Growing Pains

An Alien To The Status Quo

A Tribute To Childhood Friendships

Four Years Old

It’s the first day of nursery school. People are milling all around. New faces, new place. Your uniform is crisp and you hold your tiny little bag close to you. Your mother told you not to lose it and you don’t want to anger your mother. No one seems to be paying attention to you. The adults have that pinched look on their faces that says you shouldn’t come close. They are trying to herd other children to different rooms.

You see a child who might be smaller than you. She sits down in the dust, dirtening her school uniform and she starts to cry for her mummy. You want to join her in the crying. Maybe if you throw yourself on the ground like this child, your mummy will come and take you back to your dolls and cartoons. You are on the verge of tears when you remember that your mummy told you that crying is for children and you are a big girl now so you stiffen your upper lip.

You look around again, trying to familiarise yourself with everything. You stop when you see someone smiling timidly at you. She walks to you. She says words to you. She’s your first friend. She tells you about her pet cat and how her daddy bought her doll. You tell her about your neighbour who always shouts. She laughs. You laugh. You hear the clanging of the bell. One of the pinched-faced adults comes to herd you to a room. She reaches out her hand and you take it, smiling.

You just made your first friend.

Seven Years Old

You are timid. Shy as a mouse, like your teacher says. You sit in the corner quietly. You try not to attract attention to yourself. Your only friend is in another class. So, every day you look at the peeling paint, counting down the hours until break time when you will get to see your friend.
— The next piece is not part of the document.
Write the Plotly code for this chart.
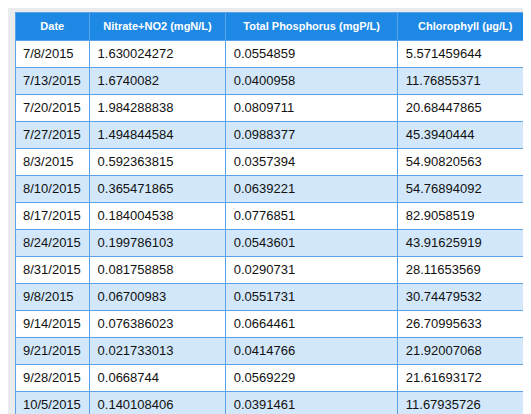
import plotly.graph_objects as go

headers = ['Date', 'Nitrate+NO2 (mgN/L)', 'Total Phosphorus (mgP/L)', 'Chlorophyll (µg/L)']
dates = ['7/8/2015', '7/13/2015', '7/20/2015', '7/27/2015', '8/3/2015', '8/10/2015',
         '8/17/2015', '8/24/2015', '8/31/2015', '9/8/2015', '9/14/2015', '9/21/2015',
         '9/28/2015', '10/5/2015']
nitrate = ['1.630024272', '1.6740082', '1.984288838', '1.494844584', '0.592363815',
           '0.365471865', '0.184004538', '0.199786103', '0.081758858', '0.06700983',
           '0.076386023', '0.021733013', '0.0668744', '0.140108406']
phosphorus = ['0.0554859', '0.0400958', '0.0809711', '0.0988377', '0.0357394', '0.0639221',
              '0.0776851', '0.0543601', '0.0290731', '0.0551731', '0.0664461', '0.0414766',
              '0.0569229', '0.0391461']
chlorophyll = ['5.571459644', '11.76855371', '20.68447865', '45.3940444', '54.90820563',
               '54.76894092', '82.9058519', '43.91625919', '28.11653569', '30.74479532',
               '26.70995633', '21.92007068', '21.61693172', '11.67935726']

row_colors = ['#ffffff' if i % 2 == 0 else '#d2e7f9' for i in range(len(dates))]

fig = go.Figure(go.Table(
    columnwidth=[75, 137, 173, 136],
    header=dict(
        values=['<b>%s</b>' % h for h in headers],
        fill_color='#1e88e5',
        line_color='#5ba3e6',
        font=dict(family='Liberation Sans', size=11, color='white'),
        align='center',
        height=25,
    ),
    cells=dict(
        values=[dates, nitrate, phosphorus, chlorophyll],
        fill_color=[row_colors] * 4,
        line_color='#5ba3e6',
        font=dict(family='Liberation Sans', size=13, color='#111'),
        align='left',
        height=27,
    ),
))

fig.update_layout(
    width=531, height=414,
    margin=dict(l=7, r=6, t=4, b=0),
    paper_bgcolor='#e9ebee',
)
fig.write_html('out.html')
You try as much as possible to disappear into the desk because you don’t want the bully to find you.

The bully makes you do his homework. The bully takes away your break snacks and is always finding a way to make you cry. Your friend always shares her snacks with you so you don’t have to worry about that.

You don’t know yet that another wants to be your friend. One day, the bully makes you cry by stealing your special snack that your mummy made for you.  It was a chapati dipped in eggs and fried just right. You had wanted to share with your friend. You are crying. Your bully is laughing and mocking you. Before you know it, a teacher is hovering and your bully is quivering.

Through your tears, you see someone small but mighty standing next to the teacher. She reported your bully. She later tells you that she wanted to be your friend but you seemed shy and that she was tired of watching the bully get away with making you more shy. The bully is made to give you back your snack and is punished. You feel vindicated. She becomes your defender, a friend you didn’t think would be there.

Twelve Years Old

There’s something about him that makes your palms sweaty and your heartbeats sound like the backsimba drum in overdrive. He walks around the school compound like he owns the place. He’s so confident. When he smiles, you swear you hear angels singing.

You’re not the prettiest girl in school, you’ve been bullied for your teeth so you’re obsessed with being anti-girl everything. You hate pink and climb trees with the neighbourhood boys much to the chagrin of your mother. You’re still quiet, still shy but you have a solid group of friends and are fairly confident that they would traverse the earth with you, even though they might be girly.

But this boy consumes your mind. You find it hard to talk to him. When he tries to speak to you, you stammer and run away. You tell yourself that he’s just a guy. A person really. You tell yourself that he’s just like those neighbourhood boys. This self-encouragement works.

The next time he tries to talk to you, you talk back and use actual words. You talk about the book you’re reading. You talk about all the books he likes to read. You talk about how the library, dingy and dark as it is, is your favourite place in the school. You talk and talk and talk. He becomes your first male friend. You’re on cloud nine. You start to hang out often, talking about books and Samurai X and your favourite cartoons. You still feel the crush every time he smiles at you but you enjoy the friendship more. He is your crush and your best friend. He is your first male friend.


These are the friendships of your formative years. These are the friendships that grow with you. And as you grow older, life gets in the way. There’s so much to do, so much to experience. There’s work and stress and school and kids and money to be made and life to be lived, so you forget. You forget to text, forget to call, forget to keep in touch and suddenly it’s 5, 10, 15 years later and it becomes too hard to pick up a phone. But you don’t forget. Because these friendships are woven into your DNA. And in the twilight of our years, we will see that these are the friendships that made life worth living.